### What to work on
Write out all lines holding the word "with".
==================================================
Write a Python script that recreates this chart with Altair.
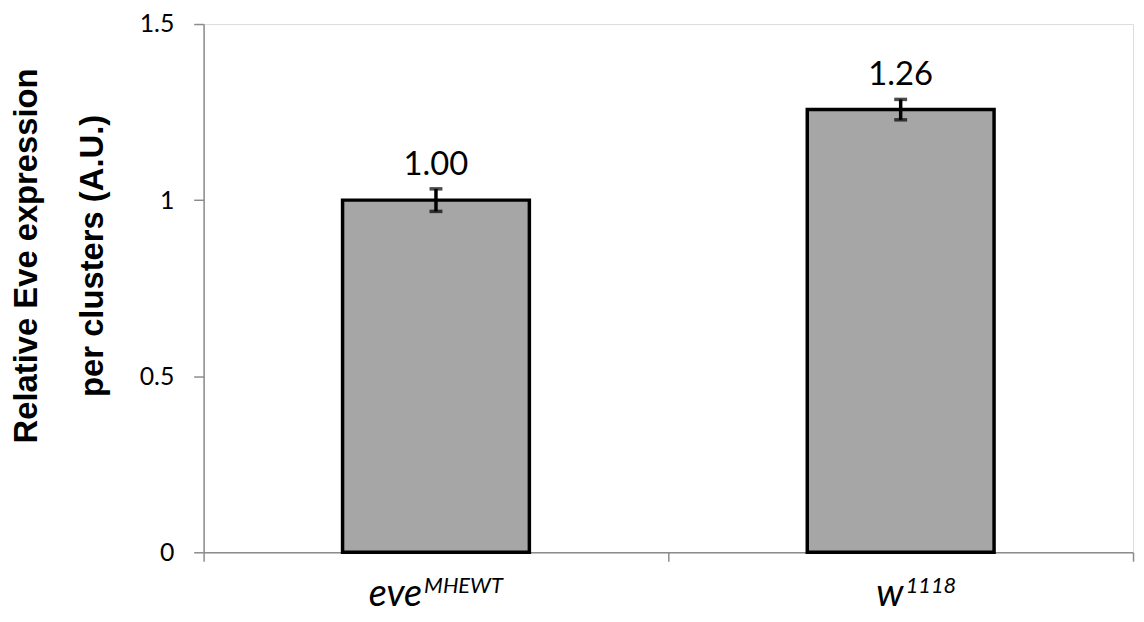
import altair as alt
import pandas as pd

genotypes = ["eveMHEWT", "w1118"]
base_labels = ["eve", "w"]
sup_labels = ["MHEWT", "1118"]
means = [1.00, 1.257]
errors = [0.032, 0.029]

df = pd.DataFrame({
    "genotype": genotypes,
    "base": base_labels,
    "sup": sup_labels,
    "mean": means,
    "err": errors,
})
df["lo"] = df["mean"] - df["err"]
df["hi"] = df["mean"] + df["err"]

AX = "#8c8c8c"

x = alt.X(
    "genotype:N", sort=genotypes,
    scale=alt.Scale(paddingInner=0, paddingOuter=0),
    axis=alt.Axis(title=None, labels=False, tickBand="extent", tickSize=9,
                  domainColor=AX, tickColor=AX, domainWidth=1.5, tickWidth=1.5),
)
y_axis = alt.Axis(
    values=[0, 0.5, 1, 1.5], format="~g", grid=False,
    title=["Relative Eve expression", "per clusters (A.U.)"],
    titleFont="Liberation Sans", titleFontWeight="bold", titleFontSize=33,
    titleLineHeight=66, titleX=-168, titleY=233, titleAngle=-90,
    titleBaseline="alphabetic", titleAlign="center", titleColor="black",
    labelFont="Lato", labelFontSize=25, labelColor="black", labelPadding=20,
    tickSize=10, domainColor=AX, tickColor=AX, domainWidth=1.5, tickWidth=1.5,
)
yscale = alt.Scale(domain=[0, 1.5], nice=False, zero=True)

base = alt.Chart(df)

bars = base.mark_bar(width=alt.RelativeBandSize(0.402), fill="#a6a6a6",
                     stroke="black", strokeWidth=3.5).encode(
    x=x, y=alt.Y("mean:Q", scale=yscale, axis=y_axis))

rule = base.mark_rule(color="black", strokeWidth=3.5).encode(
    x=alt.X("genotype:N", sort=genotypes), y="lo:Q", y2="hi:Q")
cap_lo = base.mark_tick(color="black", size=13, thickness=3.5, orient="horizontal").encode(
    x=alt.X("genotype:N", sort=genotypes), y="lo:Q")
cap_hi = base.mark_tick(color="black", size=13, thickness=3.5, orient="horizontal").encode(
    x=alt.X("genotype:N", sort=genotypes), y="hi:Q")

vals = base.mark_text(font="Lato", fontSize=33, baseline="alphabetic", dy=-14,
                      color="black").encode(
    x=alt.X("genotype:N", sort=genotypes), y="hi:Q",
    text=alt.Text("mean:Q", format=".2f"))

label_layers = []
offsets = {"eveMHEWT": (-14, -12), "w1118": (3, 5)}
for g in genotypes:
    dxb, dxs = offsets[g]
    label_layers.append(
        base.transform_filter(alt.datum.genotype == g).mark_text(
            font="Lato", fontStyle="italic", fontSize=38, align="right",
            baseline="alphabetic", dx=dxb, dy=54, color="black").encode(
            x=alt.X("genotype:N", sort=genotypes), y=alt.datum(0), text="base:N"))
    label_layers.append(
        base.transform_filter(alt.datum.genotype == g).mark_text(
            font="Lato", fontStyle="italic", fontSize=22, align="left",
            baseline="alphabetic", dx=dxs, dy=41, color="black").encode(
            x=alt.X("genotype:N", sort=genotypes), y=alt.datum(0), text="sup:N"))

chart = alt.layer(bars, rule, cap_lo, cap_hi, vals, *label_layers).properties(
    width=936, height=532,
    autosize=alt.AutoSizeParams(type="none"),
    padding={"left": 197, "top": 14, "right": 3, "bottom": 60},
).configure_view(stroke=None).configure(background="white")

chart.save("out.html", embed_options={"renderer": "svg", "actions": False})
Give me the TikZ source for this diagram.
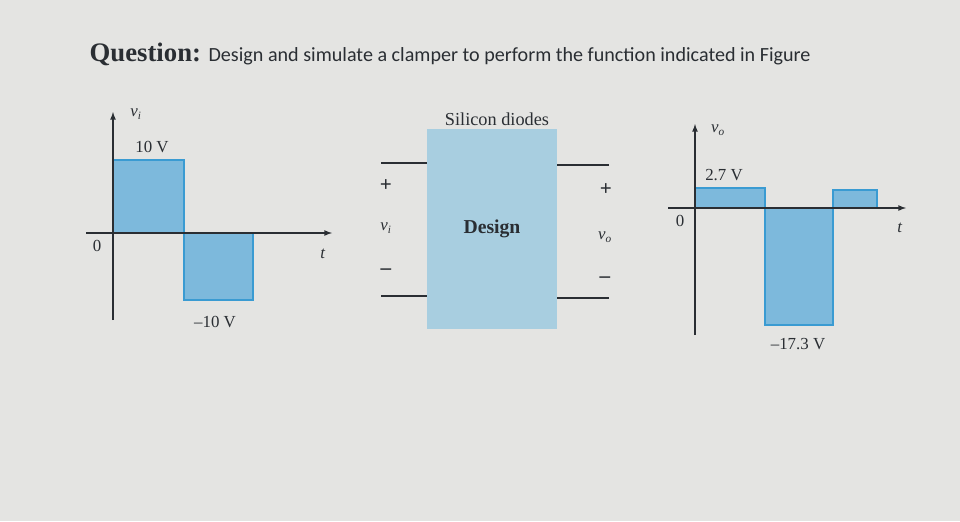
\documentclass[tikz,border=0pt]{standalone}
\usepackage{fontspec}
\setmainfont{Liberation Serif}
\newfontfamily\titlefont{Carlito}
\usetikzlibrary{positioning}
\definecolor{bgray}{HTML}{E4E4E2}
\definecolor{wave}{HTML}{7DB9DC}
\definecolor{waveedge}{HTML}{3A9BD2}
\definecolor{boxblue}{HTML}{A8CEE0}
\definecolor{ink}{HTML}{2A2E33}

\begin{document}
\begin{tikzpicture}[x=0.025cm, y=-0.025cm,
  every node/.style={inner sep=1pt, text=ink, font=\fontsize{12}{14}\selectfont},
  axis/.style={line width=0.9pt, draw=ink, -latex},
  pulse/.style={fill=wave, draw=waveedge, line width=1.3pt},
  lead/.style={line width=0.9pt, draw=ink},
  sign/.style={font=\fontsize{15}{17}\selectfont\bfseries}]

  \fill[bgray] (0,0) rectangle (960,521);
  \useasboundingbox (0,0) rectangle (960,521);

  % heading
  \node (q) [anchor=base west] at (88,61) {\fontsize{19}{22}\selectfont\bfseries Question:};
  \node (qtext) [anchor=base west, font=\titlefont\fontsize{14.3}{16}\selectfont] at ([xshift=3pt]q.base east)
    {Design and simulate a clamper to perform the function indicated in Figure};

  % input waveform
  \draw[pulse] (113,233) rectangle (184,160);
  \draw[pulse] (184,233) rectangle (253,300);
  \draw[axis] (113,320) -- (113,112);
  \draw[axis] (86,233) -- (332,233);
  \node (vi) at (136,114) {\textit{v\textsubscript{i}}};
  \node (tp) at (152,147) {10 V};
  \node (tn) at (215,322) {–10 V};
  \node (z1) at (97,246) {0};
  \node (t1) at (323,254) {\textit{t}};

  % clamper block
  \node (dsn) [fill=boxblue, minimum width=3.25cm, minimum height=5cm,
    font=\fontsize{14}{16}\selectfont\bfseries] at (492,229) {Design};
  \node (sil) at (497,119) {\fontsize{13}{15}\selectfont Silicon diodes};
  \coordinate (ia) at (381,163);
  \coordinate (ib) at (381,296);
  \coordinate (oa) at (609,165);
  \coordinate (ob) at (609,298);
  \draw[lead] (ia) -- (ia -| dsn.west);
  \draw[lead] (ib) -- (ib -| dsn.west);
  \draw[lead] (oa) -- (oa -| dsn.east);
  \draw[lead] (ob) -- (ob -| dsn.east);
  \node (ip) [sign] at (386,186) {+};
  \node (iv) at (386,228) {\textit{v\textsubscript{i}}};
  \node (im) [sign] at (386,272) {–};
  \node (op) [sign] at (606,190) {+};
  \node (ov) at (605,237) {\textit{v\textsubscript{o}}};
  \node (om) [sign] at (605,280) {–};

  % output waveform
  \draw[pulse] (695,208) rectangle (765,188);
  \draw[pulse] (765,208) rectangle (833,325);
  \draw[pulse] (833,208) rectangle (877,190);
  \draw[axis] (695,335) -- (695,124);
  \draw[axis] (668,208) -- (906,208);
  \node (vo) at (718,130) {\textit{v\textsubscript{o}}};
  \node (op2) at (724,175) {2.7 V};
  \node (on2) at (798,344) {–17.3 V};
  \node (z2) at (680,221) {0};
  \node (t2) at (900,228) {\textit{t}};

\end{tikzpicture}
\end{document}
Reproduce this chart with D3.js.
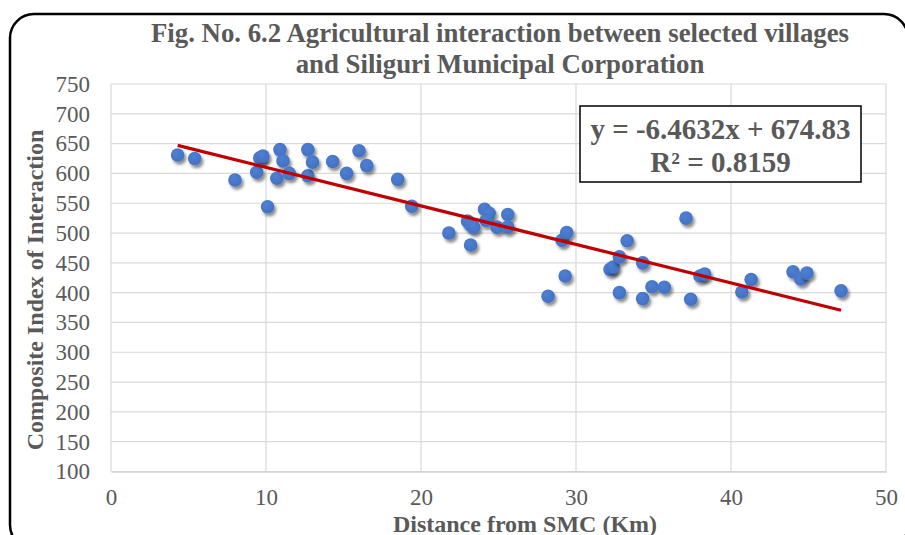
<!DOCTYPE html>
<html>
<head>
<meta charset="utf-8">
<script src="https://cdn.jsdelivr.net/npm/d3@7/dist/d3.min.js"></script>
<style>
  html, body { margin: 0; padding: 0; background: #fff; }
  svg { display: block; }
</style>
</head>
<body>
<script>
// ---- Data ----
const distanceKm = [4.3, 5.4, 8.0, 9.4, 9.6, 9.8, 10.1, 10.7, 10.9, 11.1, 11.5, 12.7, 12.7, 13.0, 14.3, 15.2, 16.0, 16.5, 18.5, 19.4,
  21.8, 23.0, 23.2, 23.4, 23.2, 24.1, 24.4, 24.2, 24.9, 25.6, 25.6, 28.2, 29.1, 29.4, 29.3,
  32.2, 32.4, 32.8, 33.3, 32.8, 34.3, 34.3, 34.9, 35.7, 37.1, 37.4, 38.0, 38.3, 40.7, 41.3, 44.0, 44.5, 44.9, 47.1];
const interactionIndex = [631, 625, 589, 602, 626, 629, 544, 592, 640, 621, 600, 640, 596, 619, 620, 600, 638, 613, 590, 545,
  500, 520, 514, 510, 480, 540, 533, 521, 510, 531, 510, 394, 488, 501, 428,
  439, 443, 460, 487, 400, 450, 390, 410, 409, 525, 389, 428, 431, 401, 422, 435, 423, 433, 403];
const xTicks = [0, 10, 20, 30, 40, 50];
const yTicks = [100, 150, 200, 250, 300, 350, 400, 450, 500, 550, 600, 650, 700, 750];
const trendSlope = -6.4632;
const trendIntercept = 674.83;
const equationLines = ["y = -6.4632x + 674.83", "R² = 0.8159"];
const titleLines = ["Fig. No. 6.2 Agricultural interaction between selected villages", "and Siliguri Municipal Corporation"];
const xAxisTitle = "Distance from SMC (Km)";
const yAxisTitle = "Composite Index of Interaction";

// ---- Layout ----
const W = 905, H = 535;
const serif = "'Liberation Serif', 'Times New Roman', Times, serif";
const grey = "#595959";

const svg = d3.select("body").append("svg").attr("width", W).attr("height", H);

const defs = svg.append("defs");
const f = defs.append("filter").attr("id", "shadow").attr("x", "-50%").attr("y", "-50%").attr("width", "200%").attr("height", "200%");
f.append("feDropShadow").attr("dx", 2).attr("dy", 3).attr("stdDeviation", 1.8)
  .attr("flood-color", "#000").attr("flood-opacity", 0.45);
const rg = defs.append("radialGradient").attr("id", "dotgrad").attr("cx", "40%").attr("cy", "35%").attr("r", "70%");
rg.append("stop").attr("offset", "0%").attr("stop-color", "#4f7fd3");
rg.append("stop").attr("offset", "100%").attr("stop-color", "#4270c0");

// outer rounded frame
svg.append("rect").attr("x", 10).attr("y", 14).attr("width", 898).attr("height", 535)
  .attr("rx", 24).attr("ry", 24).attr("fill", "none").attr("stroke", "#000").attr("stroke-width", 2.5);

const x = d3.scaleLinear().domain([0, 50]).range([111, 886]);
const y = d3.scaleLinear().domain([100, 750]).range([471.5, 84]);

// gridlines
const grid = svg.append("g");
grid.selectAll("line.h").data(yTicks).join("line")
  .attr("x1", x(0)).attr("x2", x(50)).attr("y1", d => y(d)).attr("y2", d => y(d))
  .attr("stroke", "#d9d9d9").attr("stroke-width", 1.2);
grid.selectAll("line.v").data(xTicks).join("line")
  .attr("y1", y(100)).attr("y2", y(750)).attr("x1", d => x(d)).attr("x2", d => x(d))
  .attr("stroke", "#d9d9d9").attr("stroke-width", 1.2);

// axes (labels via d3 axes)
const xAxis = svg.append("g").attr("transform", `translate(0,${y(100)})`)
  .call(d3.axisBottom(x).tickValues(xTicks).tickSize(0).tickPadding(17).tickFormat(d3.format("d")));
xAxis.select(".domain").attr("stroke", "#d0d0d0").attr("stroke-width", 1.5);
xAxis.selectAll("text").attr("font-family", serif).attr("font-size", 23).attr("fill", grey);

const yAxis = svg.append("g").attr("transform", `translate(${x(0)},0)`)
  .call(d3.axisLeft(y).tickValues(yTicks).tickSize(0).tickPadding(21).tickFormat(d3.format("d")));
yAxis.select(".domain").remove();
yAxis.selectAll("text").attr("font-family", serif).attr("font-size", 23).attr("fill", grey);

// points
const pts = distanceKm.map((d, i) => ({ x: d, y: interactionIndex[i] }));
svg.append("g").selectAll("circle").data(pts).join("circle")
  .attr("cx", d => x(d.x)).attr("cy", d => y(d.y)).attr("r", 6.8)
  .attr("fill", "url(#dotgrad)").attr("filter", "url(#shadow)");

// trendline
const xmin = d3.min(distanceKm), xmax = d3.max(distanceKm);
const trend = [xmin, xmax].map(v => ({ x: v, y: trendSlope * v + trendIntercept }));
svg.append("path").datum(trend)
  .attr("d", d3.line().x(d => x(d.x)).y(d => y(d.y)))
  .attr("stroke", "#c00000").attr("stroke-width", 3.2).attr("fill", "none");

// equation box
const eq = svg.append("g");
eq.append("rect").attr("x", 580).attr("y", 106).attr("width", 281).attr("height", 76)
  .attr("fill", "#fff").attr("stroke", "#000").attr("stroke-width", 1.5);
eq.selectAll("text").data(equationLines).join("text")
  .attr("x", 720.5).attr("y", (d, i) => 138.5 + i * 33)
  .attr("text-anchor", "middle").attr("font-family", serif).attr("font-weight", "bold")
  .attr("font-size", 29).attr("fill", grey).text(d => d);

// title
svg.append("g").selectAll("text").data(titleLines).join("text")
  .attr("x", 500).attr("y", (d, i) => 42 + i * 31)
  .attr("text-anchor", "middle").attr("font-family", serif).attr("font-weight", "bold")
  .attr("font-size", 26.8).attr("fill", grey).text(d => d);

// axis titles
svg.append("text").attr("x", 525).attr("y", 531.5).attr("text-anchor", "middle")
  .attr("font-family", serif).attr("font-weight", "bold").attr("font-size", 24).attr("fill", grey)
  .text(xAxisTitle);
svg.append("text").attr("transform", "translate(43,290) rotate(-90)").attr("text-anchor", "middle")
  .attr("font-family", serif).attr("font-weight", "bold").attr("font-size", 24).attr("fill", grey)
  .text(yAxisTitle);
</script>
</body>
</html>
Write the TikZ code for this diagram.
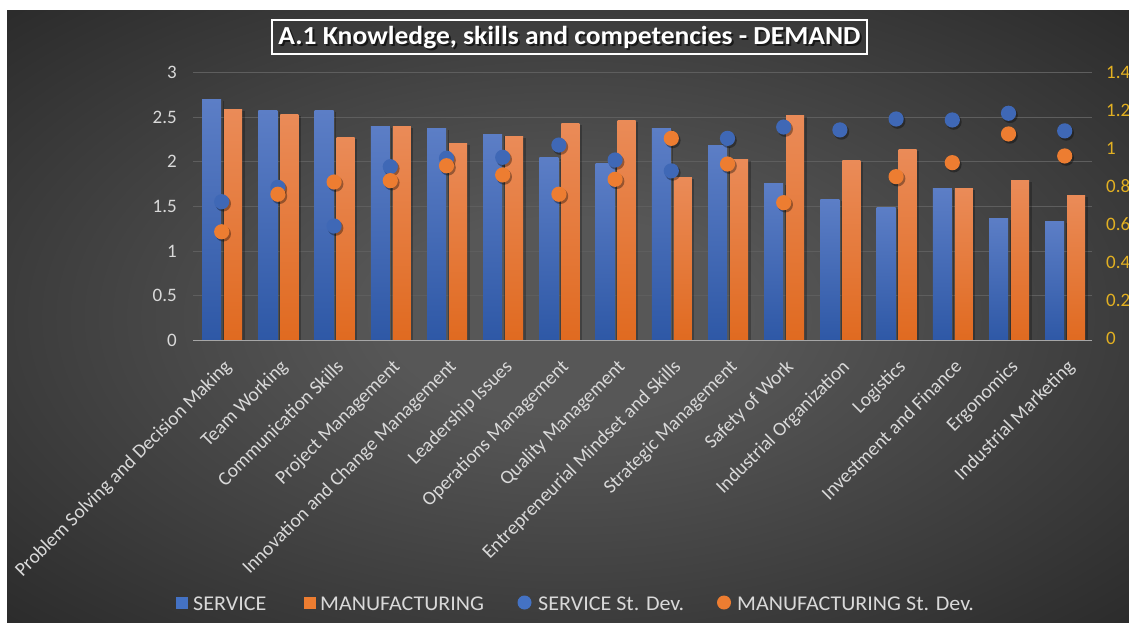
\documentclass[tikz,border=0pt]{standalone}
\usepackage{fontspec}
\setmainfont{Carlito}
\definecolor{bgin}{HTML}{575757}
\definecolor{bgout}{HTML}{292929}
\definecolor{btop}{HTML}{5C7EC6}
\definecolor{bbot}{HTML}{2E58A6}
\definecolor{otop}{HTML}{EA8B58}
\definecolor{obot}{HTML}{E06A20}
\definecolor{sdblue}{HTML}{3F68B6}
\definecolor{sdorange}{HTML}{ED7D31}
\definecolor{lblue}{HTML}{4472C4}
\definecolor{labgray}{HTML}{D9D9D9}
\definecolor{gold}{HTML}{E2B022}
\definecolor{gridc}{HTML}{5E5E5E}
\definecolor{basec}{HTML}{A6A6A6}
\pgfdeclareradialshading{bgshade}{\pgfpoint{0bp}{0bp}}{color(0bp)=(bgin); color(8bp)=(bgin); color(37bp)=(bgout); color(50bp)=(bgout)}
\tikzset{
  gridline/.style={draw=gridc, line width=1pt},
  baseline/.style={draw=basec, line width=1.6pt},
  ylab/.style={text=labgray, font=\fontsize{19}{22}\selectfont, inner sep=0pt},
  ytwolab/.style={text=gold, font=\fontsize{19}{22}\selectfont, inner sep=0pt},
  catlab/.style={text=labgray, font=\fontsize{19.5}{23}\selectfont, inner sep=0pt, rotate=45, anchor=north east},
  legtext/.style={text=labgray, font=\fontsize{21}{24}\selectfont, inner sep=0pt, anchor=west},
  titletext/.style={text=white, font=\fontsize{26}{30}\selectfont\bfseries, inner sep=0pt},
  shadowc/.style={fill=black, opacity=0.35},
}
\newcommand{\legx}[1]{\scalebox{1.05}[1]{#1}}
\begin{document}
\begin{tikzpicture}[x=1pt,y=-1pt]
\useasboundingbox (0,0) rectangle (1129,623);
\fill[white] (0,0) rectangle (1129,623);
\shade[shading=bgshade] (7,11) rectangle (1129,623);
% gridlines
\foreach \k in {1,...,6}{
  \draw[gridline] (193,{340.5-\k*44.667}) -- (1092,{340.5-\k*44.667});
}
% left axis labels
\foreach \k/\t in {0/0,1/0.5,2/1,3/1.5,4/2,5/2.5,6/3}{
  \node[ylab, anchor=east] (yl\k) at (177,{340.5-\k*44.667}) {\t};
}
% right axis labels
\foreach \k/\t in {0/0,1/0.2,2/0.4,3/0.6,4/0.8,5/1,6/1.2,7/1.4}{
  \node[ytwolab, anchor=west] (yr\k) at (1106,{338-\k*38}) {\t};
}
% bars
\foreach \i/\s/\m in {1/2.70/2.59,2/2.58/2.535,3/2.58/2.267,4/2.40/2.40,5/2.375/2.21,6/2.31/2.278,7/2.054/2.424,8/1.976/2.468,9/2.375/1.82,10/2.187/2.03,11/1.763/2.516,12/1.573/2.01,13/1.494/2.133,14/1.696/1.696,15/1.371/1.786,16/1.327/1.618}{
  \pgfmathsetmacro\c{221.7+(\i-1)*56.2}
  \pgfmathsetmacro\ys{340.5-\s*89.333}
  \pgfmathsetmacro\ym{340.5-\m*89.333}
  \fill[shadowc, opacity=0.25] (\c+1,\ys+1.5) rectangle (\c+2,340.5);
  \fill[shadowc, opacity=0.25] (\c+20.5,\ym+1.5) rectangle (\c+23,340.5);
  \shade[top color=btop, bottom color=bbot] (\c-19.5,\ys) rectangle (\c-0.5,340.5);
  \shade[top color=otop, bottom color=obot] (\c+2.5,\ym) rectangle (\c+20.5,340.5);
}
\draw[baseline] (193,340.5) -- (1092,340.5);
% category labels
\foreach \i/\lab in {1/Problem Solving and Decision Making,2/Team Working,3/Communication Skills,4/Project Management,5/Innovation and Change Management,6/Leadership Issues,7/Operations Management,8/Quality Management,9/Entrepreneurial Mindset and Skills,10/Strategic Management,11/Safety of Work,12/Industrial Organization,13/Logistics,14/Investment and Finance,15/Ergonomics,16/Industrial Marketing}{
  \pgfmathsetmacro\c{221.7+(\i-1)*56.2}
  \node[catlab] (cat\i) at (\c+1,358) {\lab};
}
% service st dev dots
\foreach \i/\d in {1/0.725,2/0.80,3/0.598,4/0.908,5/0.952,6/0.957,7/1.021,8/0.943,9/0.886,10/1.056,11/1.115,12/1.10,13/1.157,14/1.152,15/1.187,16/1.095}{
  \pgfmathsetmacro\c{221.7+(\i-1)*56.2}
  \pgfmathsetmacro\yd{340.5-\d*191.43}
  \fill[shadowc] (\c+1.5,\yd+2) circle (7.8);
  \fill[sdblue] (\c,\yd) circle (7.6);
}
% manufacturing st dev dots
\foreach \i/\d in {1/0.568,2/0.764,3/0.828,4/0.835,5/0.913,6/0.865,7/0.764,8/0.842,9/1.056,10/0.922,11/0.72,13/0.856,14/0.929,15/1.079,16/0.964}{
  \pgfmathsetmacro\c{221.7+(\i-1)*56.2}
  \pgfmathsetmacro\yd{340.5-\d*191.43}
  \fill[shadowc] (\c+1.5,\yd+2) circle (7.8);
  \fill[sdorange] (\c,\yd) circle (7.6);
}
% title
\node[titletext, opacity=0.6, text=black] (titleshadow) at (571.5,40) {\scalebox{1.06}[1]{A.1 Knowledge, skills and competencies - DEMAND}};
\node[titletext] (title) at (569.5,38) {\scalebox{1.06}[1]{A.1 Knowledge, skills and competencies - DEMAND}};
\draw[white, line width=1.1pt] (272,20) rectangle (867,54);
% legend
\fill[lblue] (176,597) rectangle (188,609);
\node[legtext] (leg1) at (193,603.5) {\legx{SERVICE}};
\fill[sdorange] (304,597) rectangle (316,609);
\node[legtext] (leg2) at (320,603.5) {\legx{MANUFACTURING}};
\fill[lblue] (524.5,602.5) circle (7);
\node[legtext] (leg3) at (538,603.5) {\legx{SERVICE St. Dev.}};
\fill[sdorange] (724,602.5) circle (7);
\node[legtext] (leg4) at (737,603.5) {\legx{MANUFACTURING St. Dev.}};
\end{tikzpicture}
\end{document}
==================================================
### Output of the exercise
Write a Python script that recreates this chart with Altair.
Reproduce this chart with D3.js.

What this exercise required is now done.